Positive discipline philosophy also respects a child’s developmental stages and age-appropriate behaviors. For example, parents are urged to child proof a home instead of expecting that a toddler won’t touch breakable items on a coffee table.

Positive discipline strategies teach parents to be firm, yet respectful when setting limits  and exploring solutions with children. Jane Nelsen offers five criteria for Positive Discipline:

  1. Helps children feel a sense of connection
  2. Is mutually respectful and encouraging
  3. Is effective long-term
  4. Teaching important social and life skills
  5. Invites children to discover how capable they are

Positive discipline believes that a healthy parent-child relationship is the best environment for children to learn life skills and social-emotional skills. Examples of popular positive discipline parenting tools are

  • connection before correction
  • take time for training
  • deal with the belief behind the behavior
  • “3 R’s of Recovery”
  • routines and
  • family meetings

Positive Discipline – Similarities to Old Style Parenting

One aspect of positive discipline seems more old school than new. Positive discipline philosophy expects children to do chores and help out around the house from an early age. Positive discipline does not encourage pampering of children and aims to help children develop a sense that they are capable.

The positive discipline view insists that helicopter parenting (rescuing kids from experiencing the consequences of their actions) is harmful to children in the long run. If a child arrived at school and discovered he left his homework at home, he might call a parent to ask the parent to bring it to school. The positive discipline parent would respectfully explain to the child that he or she isn’t willing to drive the homework to the school.
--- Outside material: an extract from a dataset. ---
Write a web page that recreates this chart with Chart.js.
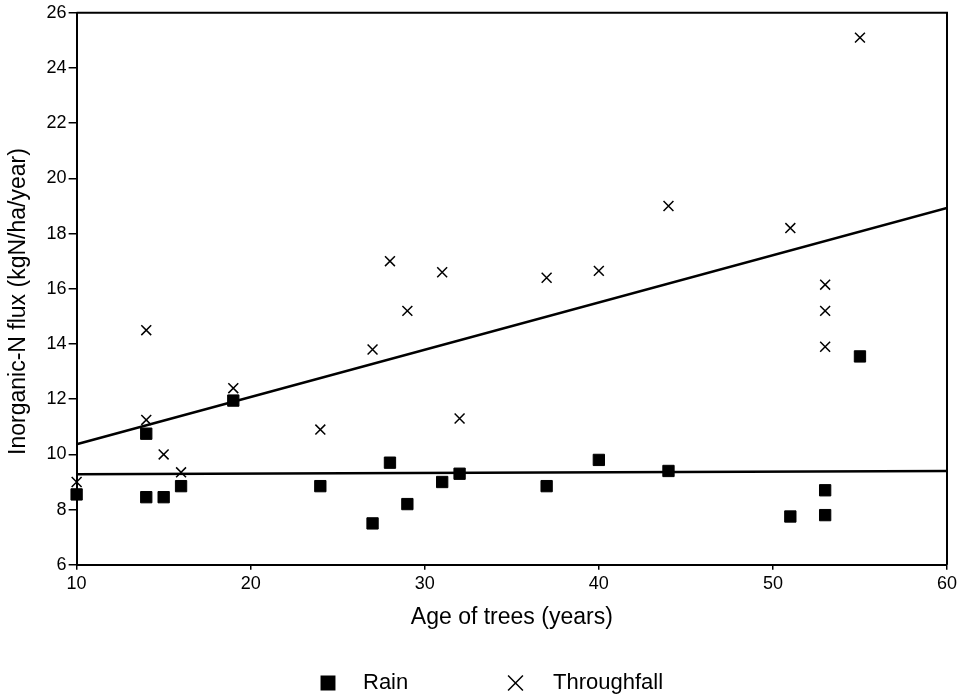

Why Rewards are Not Part of Positive Discipline

Rewards seem positive, right? Not so, says a bundle of research and the positive discipline philosophy. Both punishments and rewards teach children to look for an outside source for motivation. Positive discipline wants to promote an inner motivation for children – qualities liken to a work ethic, responsibility to others and a sense of teamwork. According to those who support positive discipline, the motivation behind completing a task is just as important as doing the task.

In the book Positive Discipline, Jane Nelsen warns that luring kids with rewards creates children who become approval junkies and adopt a “what’s in it for me?” attitude. Instead, she suggests parents model and provide opportunities for children to learn the skills of cooperation, contribution, daily routines, problem solving, and so on.
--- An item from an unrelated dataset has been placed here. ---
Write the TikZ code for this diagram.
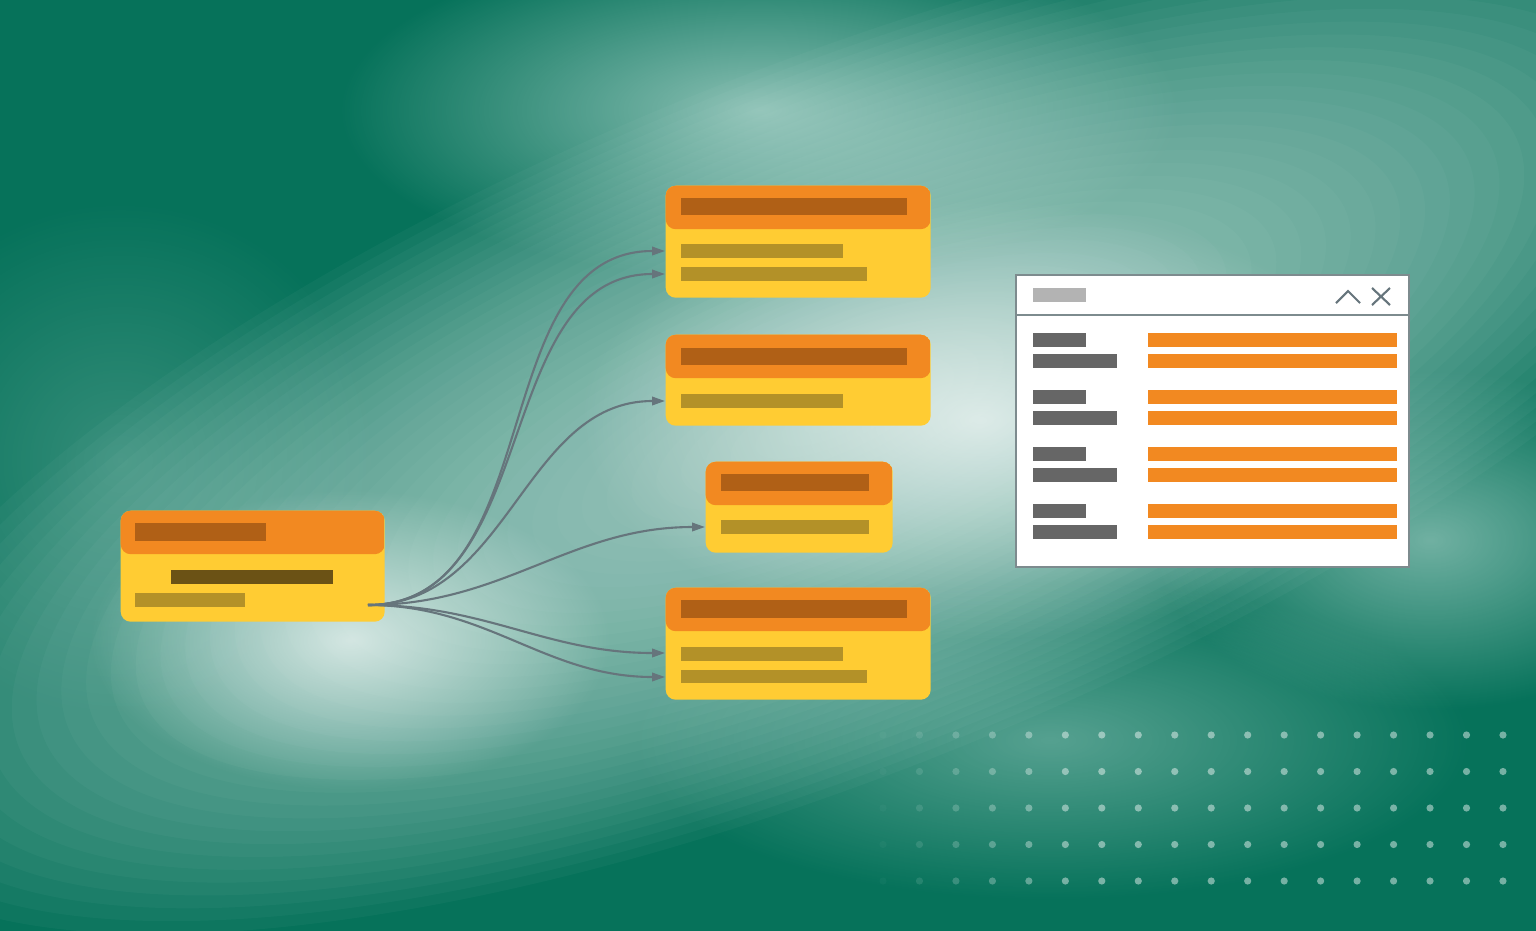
\documentclass[tikz,border=0pt]{standalone}
\usepackage{tikz}
\usepackage{xcolor}
\usetikzlibrary{arrows.meta,fadings}

\definecolor{tealdark}{RGB}{6,114,90}
\definecolor{bandteal}{RGB}{196,226,219}
\definecolor{cardorg}{RGB}{242,137,33}
\definecolor{cardyel}{RGB}{255,204,51}
\definecolor{hdrbar}{RGB}{176,96,22}
\definecolor{olivebar}{RGB}{179,145,40}
\definecolor{darkbar}{RGB}{107,82,21}
\definecolor{wiregray}{RGB}{102,117,124}
\definecolor{winedge}{RGB}{125,139,142}
\definecolor{rowgray}{RGB}{102,102,102}
\definecolor{capgray}{RGB}{179,179,179}

\tikzfading[name=glow, inner color=transparent!30, outer color=transparent!100]

\begin{document}
\begin{tikzpicture}[x=0.1mm, y=-0.1mm,
    card/.style={shape=rectangle, rounded corners=1mm, fill=cardyel, inner sep=0pt, anchor=north west,
      path picture={\fill[cardorg] (path picture bounding box.north west) rectangle ([yshift=-4.35mm]path picture bounding box.north east);}},
    wire/.style={draw=wiregray, line width=0.6pt, -{Triangle[length=1.3mm,width=0.85mm]}},
    winicon/.style={draw=wiregray, line width=0.6pt}]
    \useasboundingbox (0,0) rectangle (1536,931);
    \clip (0,0) rectangle (1536,931);

    % background
    \fill[tealdark] (0,0) rectangle (1536,931);
    \foreach \k in {1,...,40}
      \fill[bandteal, opacity=0.042, rotate around={22:(830,420)}] (830,420) ellipse [x radius={\k*2.65mm}, y radius={\k*0.88mm}];
    \fill[white, path fading=glow] (980,420) ellipse [x radius=40mm, y radius=22mm];
    \fill[white, path fading=glow] (350,640) ellipse [x radius=26mm, y radius=15mm];
    \fill[bandteal, path fading=glow] (760,110) ellipse [x radius=42mm, y radius=17mm];
    \fill[bandteal, path fading=glow, opacity=0.8] (1430,540) ellipse [x radius=28mm, y radius=17mm];
    \fill[bandteal, path fading=glow, opacity=0.6] (1050,740) ellipse [x radius=42mm, y radius=16mm];
    \fill[bandteal, path fading=glow, opacity=0.35] (120,460) ellipse [x radius=26mm, y radius=26mm];

    % dot grid
    \foreach \i in {0,...,17}
      \foreach \j in {0,...,4} {
        \pgfmathsetmacro\op{min(0.45,0.03+0.08*\i)}
        \fill[white, opacity=\op] (883+36.47*\i, 735+36.5*\j) circle (0.36mm);
      }

    % cards
    \node[card, minimum width=26.4mm, minimum height=11.1mm] (src) at (120,510) {};
    \node[card, minimum width=26.5mm, minimum height=11.2mm] (t1) at (665,185) {};
    \node[card, minimum width=26.5mm, minimum height=9.1mm] (t2) at (665,334) {};
    \node[card, minimum width=18.7mm, minimum height=9.1mm] (t3) at (705,461) {};
    \node[card, minimum width=26.5mm, minimum height=11.2mm] (t4) at (665,587) {};

    \fill[hdrbar] (135,523) rectangle (266,541);
    \fill[darkbar] (171,570) rectangle (333,584);
    \fill[olivebar] (135,593) rectangle (245,607);

    \fill[hdrbar] (681,198) rectangle (907,215);
    \fill[olivebar] (681,244) rectangle (843,258);
    \fill[olivebar] (681,267) rectangle (867,281);

    \fill[hdrbar] (681,348) rectangle (907,365);
    \fill[olivebar] (681,394) rectangle (843,408);

    \fill[hdrbar] (721,474) rectangle (869,491);
    \fill[olivebar] (721,520) rectangle (869,534);

    \fill[hdrbar] (681,600) rectangle (907,618);
    \fill[olivebar] (681,647) rectangle (843,661);
    \fill[olivebar] (681,670) rectangle (867,683);

    % ports
    \coordinate (src-out) at (368,605);
    \coordinate (t1-a) at (665,251);
    \coordinate (t1-b) at (665,274);
    \coordinate (t2-a) at (665,401);
    \coordinate (t3-a) at (705,527);
    \coordinate (t4-a) at (665,653);
    \coordinate (t4-b) at (665,677);

    \draw[wire] (src-out) to[out=0, in=180] (t1-a);
    \draw[wire] (src-out) to[out=0, in=180] (t1-b);
    \draw[wire] (src-out) to[out=0, in=180] (t2-a);
    \draw[wire] (src-out) to[out=0, in=180] (t3-a);
    \draw[wire] (src-out) to[out=0, in=180] (t4-a);
    \draw[wire] (src-out) to[out=0, in=180] (t4-b);

    % window
    \node[shape=rectangle, fill=white, draw=winedge, line width=0.6pt, anchor=north west, inner sep=0pt,
      minimum width=39.3mm, minimum height=29.2mm] (win) at (1015,274) {};
    \draw[draw=winedge, line width=0.6pt] (1015,315) -- (1408,315);
    \fill[capgray] (1033,288) rectangle (1086,302);
    \draw[winicon] (1336,303) -- (1348,291) -- (1360,303);
    \draw[winicon] (1372,288) -- (1390,305) (1390,288) -- (1372,305);
    \foreach \y in {333,390,447,504} {
      \fill[rowgray] (1033,\y) rectangle (1086,\y+14);
      \fill[rowgray] (1033,\y+21) rectangle (1117,\y+35);
      \fill[cardorg] (1148,\y) rectangle (1397,\y+14);
      \fill[cardorg] (1148,\y+21) rectangle (1397,\y+35);
    }
\end{tikzpicture}
\end{document}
Psychological Basis for Positive Discipline

The positive discipline philosophy is based on the work of Alfred Adler, who is credited as the founder of individual psychology. Instead of using a system of punishments and rewards, Adler believed that the primary goal of all people, including children, is to seek a feeling of belonging and significance to a group. Adler believed in equality for all, as well as the notion that pampering children is extremely damaging to one’s sense of self and one’s perceptions about belonging in a group setting.